Tom Selby, senior analyst at AJ Bell, comments: “The Government has got itself into a real mess over the pension tax taper. 
“For months the Treasury has insisted the horrendously complicated taper was a central part of the system and here to stay. 
“While today’s announcement from recently appointed Chancellor Sajid Javid isn’t quite a U-turn, it represents a significant shift in position from his predecessor Philip Hammond. 
“High-earning consultants and GPs are refusing extra shifts because of the impact the taper has on the tax they pay, placing significant strain on the UK’s already creaking health system. 
“Scrapping the taper would be the simplest way to deal with this problem, although it would also leave a £1billion-a-year hole in the Exchequer’s finances that would need to be plugged.
“It’s important to note the taper applies to all savers, not just those in the public sector. It acts as a significant disincentive to long-term saving and creates a complex barrier to effective retirement communication. We know this complexity puts people off pension saving and it needs to be tackled head-on.
“Rather than just reviewing how the taper interacts with public services and the NHS, the Government should broaden its horizons to consider the potentially harmful consequences of other pension tax measures. 
“The Money Purchase Annual Allowance, for example, is poorly understood and severely hinders the ability of people to save in late life. Similarly, the lifetime allowance is a wormhole of complexity which, after successive cuts in recent years, affects an increasing number of people – particularly in the public sector. 
“A review of retirement saving incentives aimed at removing unnecessary complexity and encouraging more people to save for their future is long overdue and could create a system people can genuinely engage with.”

The alternative   

“Although the Treasury has hinted at a review of the pension tax taper, it is far from clear this will result in any meaningful action. It appears, for now at least, changes to the scheme design along these lines remains the preferred option.

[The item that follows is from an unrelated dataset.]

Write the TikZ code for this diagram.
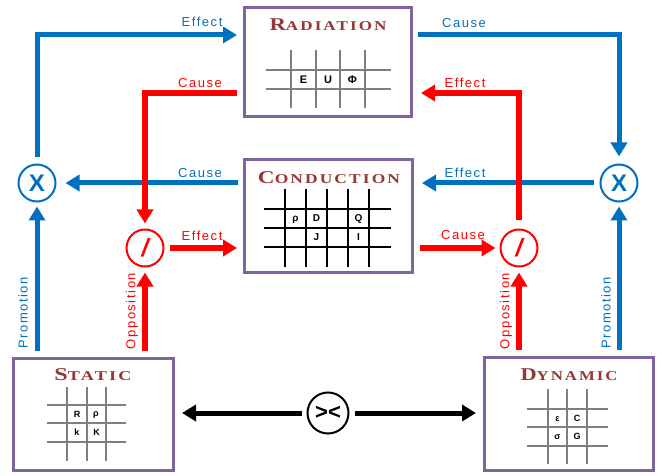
\documentclass[tikz,border=0pt]{standalone}
\usepackage{fontspec}
\usepackage{graphicx}
\newfontfamily\labfont{Liberation Sans}[LetterSpace=12]
\newfontfamily\symfont{Liberation Sans}
\newfontfamily\titlefont{Liberation Serif}[LetterSpace=12]
\newcommand\mytitle[3]{\resizebox{#3pt}{\height}{\titlefont\bfseries{\fontsize{18}{18}\selectfont #1}{\fontsize{13.5}{13.5}\selectfont #2}}}
\usetikzlibrary{arrows.meta}
\definecolor{myblue}{HTML}{0070C0}
\definecolor{myred}{HTML}{FF0000}
\definecolor{mypurple}{HTML}{8064A2}
\definecolor{titlered}{HTML}{953735}
\definecolor{gridgray}{HTML}{7F7F7F}
\tikzset{
  box/.style={draw=mypurple,line width=3pt,fill=white,inner sep=0pt},
  ttl/.style={text=titlered,anchor=base,inner sep=0pt},
  tip/.style={-{Triangle[length=14pt,width=16pt]}},
  bl/.style={draw=myblue,line width=5pt},
  rl/.style={draw=myred,line width=5.5pt},
  kl/.style={draw=black,line width=5pt},
  circ/.style={circle,line width=2pt,fill=white,inner sep=0pt},
  blab/.style={text=myblue,inner sep=0pt,font=\labfont\fontsize{13}{13}\selectfont},
  rlab/.style={text=myred,inner sep=0pt,font=\labfont\fontsize{13}{13}\selectfont},
  glet/.style={inner sep=0pt,font=\symfont\bfseries\fontsize{10}{10}\selectfont},
  gridk/.style={draw=black,line width=1.5pt},
  gridg/.style={draw=gridgray,line width=1.5pt},
}
\begin{document}
\begin{tikzpicture}[x=1pt,y=-1pt]
\useasboundingbox (0,0) rectangle (662,476);
\fill[white] (0,0) rectangle (662,476);

% boxes
\node[box,minimum width=167pt,minimum height=109pt] (rad) at (328,62) {};
\node[box,minimum width=168pt,minimum height=113pt] (cond) at (328.5,216) {};
\node[box,minimum width=160pt,minimum height=112pt] (st) at (93.5,414.5) {};
\node[box,minimum width=169pt,minimum height=113pt] (dy) at (569,414) {};

% titles
\node[ttl] (tRad) at (328,30.7) {\mytitle{R}{ADIATION}{117}};
\node[ttl] (tCond) at (329,183.3) {\mytitle{C}{ONDUCTION}{142}};
\node[ttl] (tSt) at (93,380.7) {\mytitle{S}{TATIC}{77}};
\node[ttl] (tDy) at (569,380.7) {\mytitle{D}{YNAMIC}{97}};

% radiation grid
\foreach \yy in {70,89} \draw[gridg,line width=2pt] (266,\yy) -- (391,\yy);
\foreach \xx in {291,316,340,365} \draw[gridg,line width=2pt] (\xx,50) -- (\xx,108);
\node[glet,font=\symfont\bfseries\fontsize{11}{11}\selectfont] (rE) at (303.5,79.5) {E};
\node[glet,font=\symfont\bfseries\fontsize{11}{11}\selectfont] (rU) at (328,79.5) {U};
\node[glet,font=\symfont\bfseries\fontsize{11}{11}\selectfont] (rP) at (352.5,79.5) {Φ};

% conduction grid
\foreach \yy in {209,228,247} \draw[gridk] (264,\yy) -- (391,\yy);
\foreach \xx in {285,306,327,348,369} \draw[gridk] (\xx,189) -- (\xx,267);
\node[glet] (cRho) at (295.5,220) {ρ};
\node[glet] (cD) at (316.5,218.5) {D};
\node[glet] (cQ) at (358.5,218.5) {Q};
\node[glet] (cJ) at (316.5,237.5) {J};
\node[glet] (cI) at (358.5,237.5) {I};

% static grid
\foreach \yy in {405,423,442} \draw[gridg] (47,\yy) -- (126,\yy);
\foreach \xx in {67,87,106} \draw[gridg] (\xx,387) -- (\xx,461);
\node[glet,font=\symfont\bfseries\fontsize{9}{9}\selectfont] (sR) at (77,414) {R};
\node[glet,font=\symfont\bfseries\fontsize{9}{9}\selectfont] (sRho) at (96,415) {ρ};
\node[glet,font=\symfont\bfseries\fontsize{9}{9}\selectfont] (sk) at (77,432.5) {k};
\node[glet,font=\symfont\bfseries\fontsize{9}{9}\selectfont] (sK) at (96.5,432.5) {K};

% dynamic grid
\foreach \yy in {409,427,446} \draw[gridg] (527,\yy) -- (608,\yy);
\foreach \xx in {548,567,587} \draw[gridg] (\xx,389) -- (\xx,464);
\node[glet,font=\symfont\bfseries\fontsize{9}{9}\selectfont] (dE) at (557.5,419) {ε};
\node[glet,font=\symfont\bfseries\fontsize{9}{9}\selectfont] (dC) at (577,418) {C};
\node[glet,font=\symfont\bfseries\fontsize{9}{9}\selectfont] (dS) at (557.5,437) {σ};
\node[glet,font=\symfont\bfseries\fontsize{9}{9}\selectfont] (dG) at (577,436.5) {G};

% operator circles
\node[circ,draw=myblue,minimum size=37pt,text=myblue,font=\symfont\bfseries\fontsize{24}{24}\selectfont] (lx) at (37,183) {X};
\node[circ,draw=myblue,minimum size=37pt,text=myblue,font=\symfont\bfseries\fontsize{24}{24}\selectfont] (rx) at (619,183) {X};
\node[circ,draw=myred,minimum size=37pt,text=myred,font=\symfont\bfseries\itshape\fontsize{25}{25}\selectfont] (ls) at (145,248) {/};
\node[circ,draw=myred,minimum size=37pt,text=myred,font=\symfont\bfseries\itshape\fontsize{25}{25}\selectfont] (rs) at (519,248) {/};
\node[circ,draw=black,minimum size=41pt,text=black,font=\symfont\bfseries\fontsize{22}{22}\selectfont] (bc) at (328,413) {><};

% blue connectors
\draw[bl,tip,shorten <=6pt,shorten >=6pt] (lx.north) |- (rad.west |- 0,35);
\draw[bl,tip,shorten <=5pt,shorten >=7pt] (rad.east |- 0,35) -| (rx.north);
\draw[bl,tip,shorten <=5pt,shorten >=9pt] (cond.west |- lx) -- (lx.east);
\draw[bl,tip,shorten <=6pt,shorten >=8pt] (rx.west) -- (cond.east |- rx);
\draw[bl,tip,shorten <=6pt,shorten >=4pt] (st.north -| lx) -- (lx.south);
\draw[bl,tip,shorten <=6pt,shorten >=4pt] (dy.north -| rx) -- (rx.south);

% red connectors
\draw[rl,tip,shorten <=6pt,shorten >=5pt] (rad.west |- 0,93) -| (ls.north);
\draw[rl,tip,shorten <=8pt,shorten >=8pt] (rs.north) |- (rad.east |- 0,93);
\draw[rl,tip,shorten <=5pt,shorten >=6pt] (ls.east) -- (cond.west |- ls);
\draw[rl,tip,shorten <=6pt,shorten >=4pt] (cond.east |- rs) -- (rs.west);
\draw[rl,tip,shorten <=6pt,shorten >=5pt] (st.north -| ls) -- (ls.south);
\draw[rl,tip,shorten <=6pt,shorten >=5pt] (dy.north -| rs) -- (rs.south);

% black connectors
\draw[kl,tip,shorten <=5pt,shorten >=7pt] (bc.west) -- (st.east |- bc);
\draw[kl,tip,shorten <=5pt,shorten >=7pt] (bc.east) -- (dy.west |- bc);

% labels
\node[blab] (l1) at (202,22) {Effect};
\node[blab] (l2) at (464,23) {Cause};
\node[rlab] (l3) at (200,83) {Cause};
\node[rlab] (l4) at (465,83) {Effect};
\node[blab] (l5) at (200,173) {Cause};
\node[blab] (l6) at (465,173) {Effect};
\node[rlab] (l7) at (202,236) {Effect};
\node[rlab] (l8) at (463,235) {Cause};
\node[blab,rotate=90] (l9) at (23,313) {Promotion};
\node[rlab,rotate=90] (l10) at (132,311) {Opposition};
\node[rlab,rotate=90] (l11) at (506,311) {Opposition};
\node[blab,rotate=90] (l12) at (606,313) {Promotion};
\end{tikzpicture}
\end{document}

“It was a matter of weeks ago the Department of Health and Social Care set out plans to introduce a ’50:50’ option which would allow high-earning consultants and GPs to reduce contributions by 50% and receive 50% pension in return.  

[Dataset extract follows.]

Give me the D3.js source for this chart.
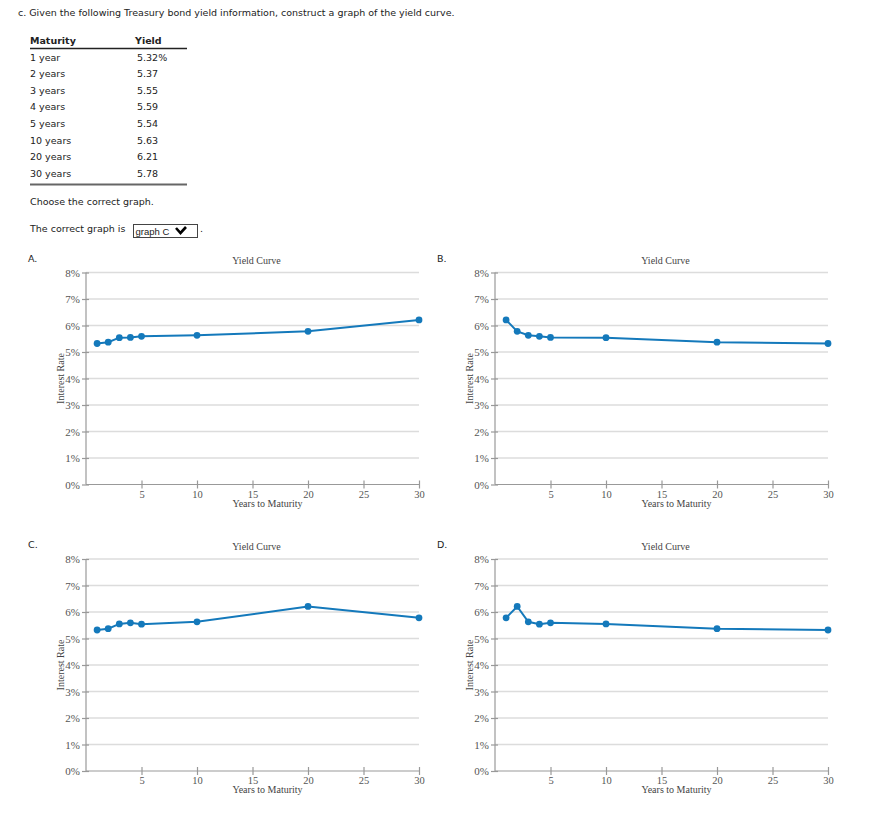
<!DOCTYPE html>
<html>
<head>
<meta charset="utf-8">
<script src="https://cdnjs.cloudflare.com/ajax/libs/d3/7.8.5/d3.min.js"></script>
<style>
  body { margin: 0; background: #fff; }
  svg { display: block; }
  .sans { font-family: "DejaVu Sans", Verdana, sans-serif; }
  .serif { font-family: "Liberation Serif", "Times New Roman", serif; }
</style>
</head>
<body>
<div id="chart"></div>
<script>
// table data
var maturityLabels = ["1 year", "2 years", "3 years", "4 years", "5 years", "10 years", "20 years", "30 years"];
var yieldLabels = ["5.32%", "5.37", "5.55", "5.59", "5.54", "5.63", "6.21", "5.78"];

// chart data
var maturities = [1, 2, 3, 4, 5, 10, 20, 30];
var yieldsA = [5.32, 5.37, 5.54, 5.55, 5.59, 5.63, 5.78, 6.21];
var yieldsB = [6.21, 5.78, 5.63, 5.59, 5.55, 5.54, 5.37, 5.32];
var yieldsC = [5.32, 5.37, 5.55, 5.59, 5.54, 5.63, 6.21, 5.78];
var yieldsD = [5.78, 6.21, 5.63, 5.54, 5.59, 5.55, 5.37, 5.32];
var yTicks = [0, 1, 2, 3, 4, 5, 6, 7, 8];
var xTicks = [5, 10, 15, 20, 25, 30];

var W = 872, H = 819;
var blue = "#1479bb";

var svg = d3.select("#chart").append("svg")
    .attr("width", W)
    .attr("height", H);

// ---- question text and table ----
svg.append("text").attr("class", "sans")
    .attr("x", 18).attr("y", 16)
    .style("font-size", "9.5px").style("fill", "#222")
    .text("c. Given the following Treasury bond yield information, construct a graph of the yield curve.");

var tbl = svg.append("g").attr("class", "sans").style("font-size", "9.5px").style("fill", "#222");
tbl.append("text").attr("x", 30).attr("y", 44).style("font-weight", "bold").text("Maturity");
tbl.append("text").attr("x", 135).attr("y", 44).style("font-weight", "bold").text("Yield");
tbl.append("line").attr("x1", 30).attr("x2", 187).attr("y1", 48.5).attr("y2", 48.5)
    .style("stroke", "#222").style("stroke-width", 1.5);

var rowY = d3.scaleLinear().domain([0, maturityLabels.length - 1]).range([60.5, 177]);
tbl.selectAll("text.mat").data(maturityLabels).enter().append("text")
    .attr("class", "mat").attr("x", 30).attr("y", function(d, i) { return rowY(i); })
    .text(function(d) { return d; });
tbl.selectAll("text.yld").data(yieldLabels).enter().append("text")
    .attr("class", "yld").attr("x", 137).attr("y", function(d, i) { return rowY(i); })
    .text(function(d) { return d; });
tbl.append("line").attr("x1", 30).attr("x2", 187).attr("y1", 184.5).attr("y2", 184.5)
    .style("stroke", "#666").style("stroke-width", 2);

tbl.append("text").attr("x", 30).attr("y", 205).text("Choose the correct graph.");
tbl.append("text").attr("x", 30).attr("y", 232).text("The correct graph is");
tbl.append("rect").attr("x", 133.5).attr("y", 224.5).attr("width", 64).attr("height", 13)
    .style("fill", "#fff").style("stroke", "#444");
tbl.append("text").attr("x", 135.5).attr("y", 234.5).style("font-size", "9.5px")
    .style("font-family", "Arial, 'Liberation Sans', sans-serif").text("graph C");
tbl.append("path").attr("d", "M176,228 L180.5,233 L186,227")
    .style("fill", "none").style("stroke", "#000").style("stroke-width", 2.6);
tbl.append("text").attr("x", 200).attr("y", 232).text(".");

// ---- yield curve panels ----
function YieldChart(label, values, left, top) {
    this.label = label;
    this.values = values;
    this.x = d3.scaleLinear().domain([0, 30]).range([left, left + 333]);
    this.y = d3.scaleLinear().domain([0, 8]).range([top + 212, top]);
    this.g = svg.append("g");
}

YieldChart.prototype.draw = function() {
    var x = this.x, y = this.y, g = this.g;
    var x0 = x.range()[0], x1 = x.range()[1];
    var y0 = y.range()[0], y1 = y.range()[1];
    var mid = (x0 + x1) / 2;

    g.append("text").attr("class", "sans")
        .attr("x", x0 - 58).attr("y", y1 - 11)
        .style("font-size", "9.5px").style("fill", "#222")
        .text(this.label);

    // gridlines
    g.selectAll("line.grid").data(yTicks.slice(1)).enter().append("line")
        .attr("class", "grid")
        .attr("x1", x0).attr("x2", x1)
        .attr("y1", function(d) { return y(d); })
        .attr("y2", function(d) { return y(d); })
        .style("stroke", "#dcdcdc").style("stroke-width", 1.5);

    // y axis
    var yAxis = g.append("g").attr("transform", "translate(" + x0 + ",0)")
        .call(d3.axisLeft(y).tickValues(yTicks).tickSize(4).tickPadding(2)
            .tickFormat(function(d) { return d + "%"; }));
    yAxis.select(".domain").attr("d", "M0," + y1 + "V" + y0).style("stroke", "#999");
    yAxis.selectAll(".tick line").attr("x1", 3).style("stroke", "#999");
    yAxis.selectAll(".tick text").attr("class", "serif")
        .style("font-size", "11px").style("fill", "#555");

    // x axis
    var xAxis = g.append("g").attr("transform", "translate(0," + y0 + ")")
        .call(d3.axisBottom(x).tickValues(xTicks).tickSize(4).tickPadding(2));
    xAxis.select(".domain").attr("d", "M" + x0 + ",0H" + x1).style("stroke", "#999");
    xAxis.selectAll(".tick line").attr("y1", -4).style("stroke", "#999");
    xAxis.selectAll(".tick text").attr("class", "serif")
        .style("font-size", "10.5px").style("fill", "#555");
    g.selectAll(".domain, .tick line").style("stroke-width", 1.2);

    // titles
    g.append("text").attr("class", "serif")
        .attr("x", mid + 4).attr("y", y1 - 9)
        .attr("text-anchor", "middle")
        .style("font-size", "10px").style("fill", "#444")
        .text("Yield Curve");
    g.append("text").attr("class", "serif")
        .attr("x", mid + 15).attr("y", y0 + 22)
        .attr("text-anchor", "middle")
        .style("font-size", "10px").style("fill", "#444")
        .text("Years to Maturity");
    g.append("text").attr("class", "serif")
        .attr("transform", "translate(" + (x0 - 22) + "," + (y0 - 106) + ") rotate(-90)")
        .attr("text-anchor", "middle")
        .style("font-size", "10px").style("fill", "#444")
        .text("Interest Rate");

    // series
    var pts = maturities.map(function(m, i) { return [m, this.values[i]]; }, this);
    var line = d3.line()
        .x(function(d) { return x(d[0]); })
        .y(function(d) { return y(d[1]); });
    g.append("path").datum(pts).attr("d", line)
        .style("fill", "none").style("stroke", blue).style("stroke-width", 2);
    g.selectAll("circle").data(pts).enter().append("circle")
        .attr("cx", function(d) { return x(d[0]); })
        .attr("cy", function(d) { return y(d[1]); })
        .attr("r", 3.4)
        .style("fill", blue);
};

new YieldChart("A.", yieldsA, 86, 272.5).draw();
new YieldChart("B.", yieldsB, 495, 272.5).draw();
new YieldChart("C.", yieldsC, 86, 559).draw();
new YieldChart("D.", yieldsD, 495, 559).draw();
</script>
</body>
</html>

“This convoluted compromise is set to be replaced by a more flexible alternative which allows NHS staff to choose how much accrual they give up. 

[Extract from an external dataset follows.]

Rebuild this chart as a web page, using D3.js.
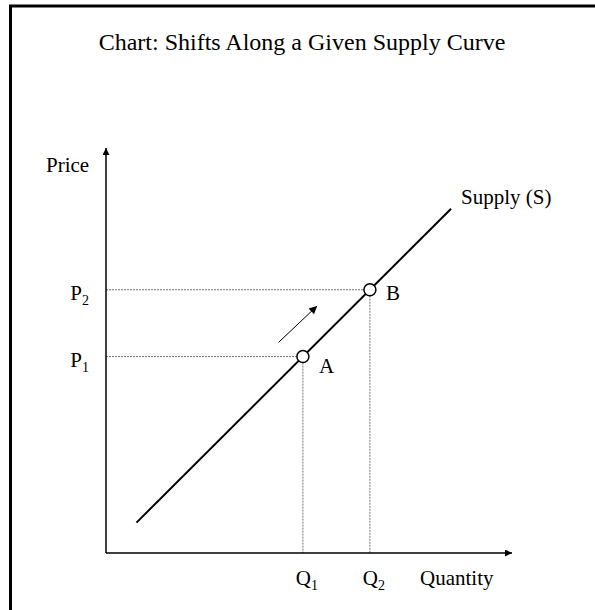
<!DOCTYPE html>
<html>
<head>
<meta charset="utf-8">
<script src="https://cdn.jsdelivr.net/npm/d3@7"></script>
<style>
  body { margin: 0; background: #fff; }
  text { font-family: "Liberation Serif", "Times New Roman", serif; fill: #000; }
</style>
</head>
<body>
<div id="chart"></div>
<script>
// Chart values (quantity / price units, axis domain 0..10)
var quantityLevels = [4.85, 6.5];      // Q1, Q2
var priceLevels = [4.85, 6.5];         // P1, P2
var levelSubs = ["1", "2"];
var pointNames = ["A", "B"];
var supplyEnds = [[0.75, 0.75], [8.5, 8.5]];
var moveArrow = [[4.25, 5.2], [5.2, 6.1]];
var axisMax = 10;

var svgWidth = 595;
var svgHeight = 610;

var svg = d3.select("#chart")
  .append("svg")
  .attr("width", svgWidth)
  .attr("height", svgHeight);

// arrowhead markers
var defs = svg.append("defs");
function addArrow(id, w, h) {
  defs.append("marker")
    .attr("id", id)
    .attr("viewBox", "0 0 10 10")
    .attr("refX", 10)
    .attr("refY", 5)
    .attr("markerWidth", w)
    .attr("markerHeight", h)
    .attr("markerUnits", "userSpaceOnUse")
    .attr("orient", "auto")
    .append("path")
    .attr("d", "M0,0 L10,5 L0,10 z")
    .attr("fill", "#000");
}
addArrow("axisHead", 9, 7);
addArrow("moveHead", 10, 8);

// frame (top and left edges)
svg.append("path")
  .attr("d", "M10.5," + svgHeight + " L10.5,6 L" + svgWidth + ",6")
  .attr("fill", "none")
  .attr("stroke", "#000")
  .attr("stroke-width", 3);

// title
svg.append("text")
  .attr("x", 302)
  .attr("y", 50)
  .attr("text-anchor", "middle")
  .style("font-size", "24px")
  .text("Chart: Shifts Along a Given Supply Curve");

// scales
var x = d3.scaleLinear().domain([0, axisMax]).range([106, 512]);
var y = d3.scaleLinear().domain([0, axisMax]).range([553, 148]);

// guide lines
quantityLevels.forEach(function(q, i) {
  var p = priceLevels[i];
  svg.append("line")
    .attr("x1", x(0)).attr("y1", y(p))
    .attr("x2", x(q)).attr("y2", y(p))
    .attr("stroke", "#777")
    .attr("stroke-width", 1)
    .attr("stroke-dasharray", "2,1");
  svg.append("line")
    .attr("x1", x(q)).attr("y1", y(p))
    .attr("x2", x(q)).attr("y2", y(0))
    .attr("stroke", "#777")
    .attr("stroke-width", 1)
    .attr("stroke-dasharray", "2,1");
});

// axes
svg.append("line")
  .attr("x1", x(0)).attr("y1", y(0))
  .attr("x2", x(0)).attr("y2", y(axisMax))
  .attr("stroke", "#000")
  .attr("stroke-width", 1.5)
  .attr("marker-end", "url(#axisHead)");

svg.append("line")
  .attr("x1", x(0)).attr("y1", y(0))
  .attr("x2", x(axisMax)).attr("y2", y(0))
  .attr("stroke", "#000")
  .attr("stroke-width", 1.5)
  .attr("marker-end", "url(#axisHead)");

// axis titles
svg.append("text")
  .attr("x", 46)
  .attr("y", 172)
  .style("font-size", "21px")
  .text("Price");

svg.append("text")
  .attr("x", 420)
  .attr("y", 585)
  .style("font-size", "21px")
  .text("Quantity");

// P labels
priceLevels.forEach(function(p, i) {
  var t = svg.append("text")
    .attr("x", 89)
    .attr("y", y(p) + 10)
    .attr("text-anchor", "end")
    .style("font-size", "21px");
  t.append("tspan").text("P");
  t.append("tspan").attr("dy", 5).style("font-size", "14px").text(levelSubs[i]);
});

// Q labels
quantityLevels.forEach(function(q, i) {
  var t = svg.append("text")
    .attr("x", x(q) + 4)
    .attr("y", 585)
    .attr("text-anchor", "middle")
    .style("font-size", "21px");
  t.append("tspan").text("Q");
  t.append("tspan").attr("dy", 5).style("font-size", "14px").text(levelSubs[i]);
});

// supply curve
var line = d3.line()
  .x(function(d) { return x(d[0]); })
  .y(function(d) { return y(d[1]); });

svg.append("path")
  .datum(supplyEnds)
  .attr("d", line)
  .attr("fill", "none")
  .attr("stroke", "#000")
  .attr("stroke-width", 2);

svg.append("text")
  .attr("x", x(supplyEnds[1][0]) + 10)
  .attr("y", 204)
  .style("font-size", "21px")
  .text("Supply (S)");

// movement arrow
svg.append("path")
  .datum(moveArrow)
  .attr("d", line)
  .attr("fill", "none")
  .attr("stroke", "#000")
  .attr("stroke-width", 1)
  .attr("marker-end", "url(#moveHead)");

// points A and B
svg.selectAll("circle")
  .data(quantityLevels)
  .enter()
  .append("circle")
  .attr("cx", function(d) { return x(d); })
  .attr("cy", function(d, i) { return y(priceLevels[i]); })
  .attr("r", 6)
  .attr("fill", "#fff")
  .attr("stroke", "#000")
  .attr("stroke-width", 1.5);

svg.selectAll(".ptLabel")
  .data(quantityLevels)
  .enter()
  .append("text")
  .attr("class", "ptLabel")
  .attr("x", function(d) { return x(d) + 16; })
  .attr("y", function(d, i) { return y(priceLevels[i]) + (i === 0 ? 16 : 10); })
  .style("font-size", "21px")
  .text(function(d, i) { return pointNames[i]; });
</script>
</body>
</html>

“While this may help to an extent, many affected by the taper will inevitably decide they don’t want to jump through hoops only to end up with a lower pension.”

How the annual allowance taper works

Whether or not someone is affected by the annual allowance taper depends on two things: ‘adjusted income’ and ‘threshold income’. Broadly, adjusted income includes all taxable income and employer pension contributions. 
Threshold income is total taxable income and any salary sacrifice arrangements set up since 9 July 2015 less any personal pension contributions. Any lump sum death benefits where the recipient is liable to tax are also deducted from both income measures.
If someone’s adjusted income is above £150,000 and their threshold income is above £110,000, they will be affected by the taper. Their annual allowance will be reduced by £1 for every £2 of adjusted income above £150,000. 
For example, if their adjusted income was £160,000 for a given tax year their annual allowance would drop by £5,000 to £35,000.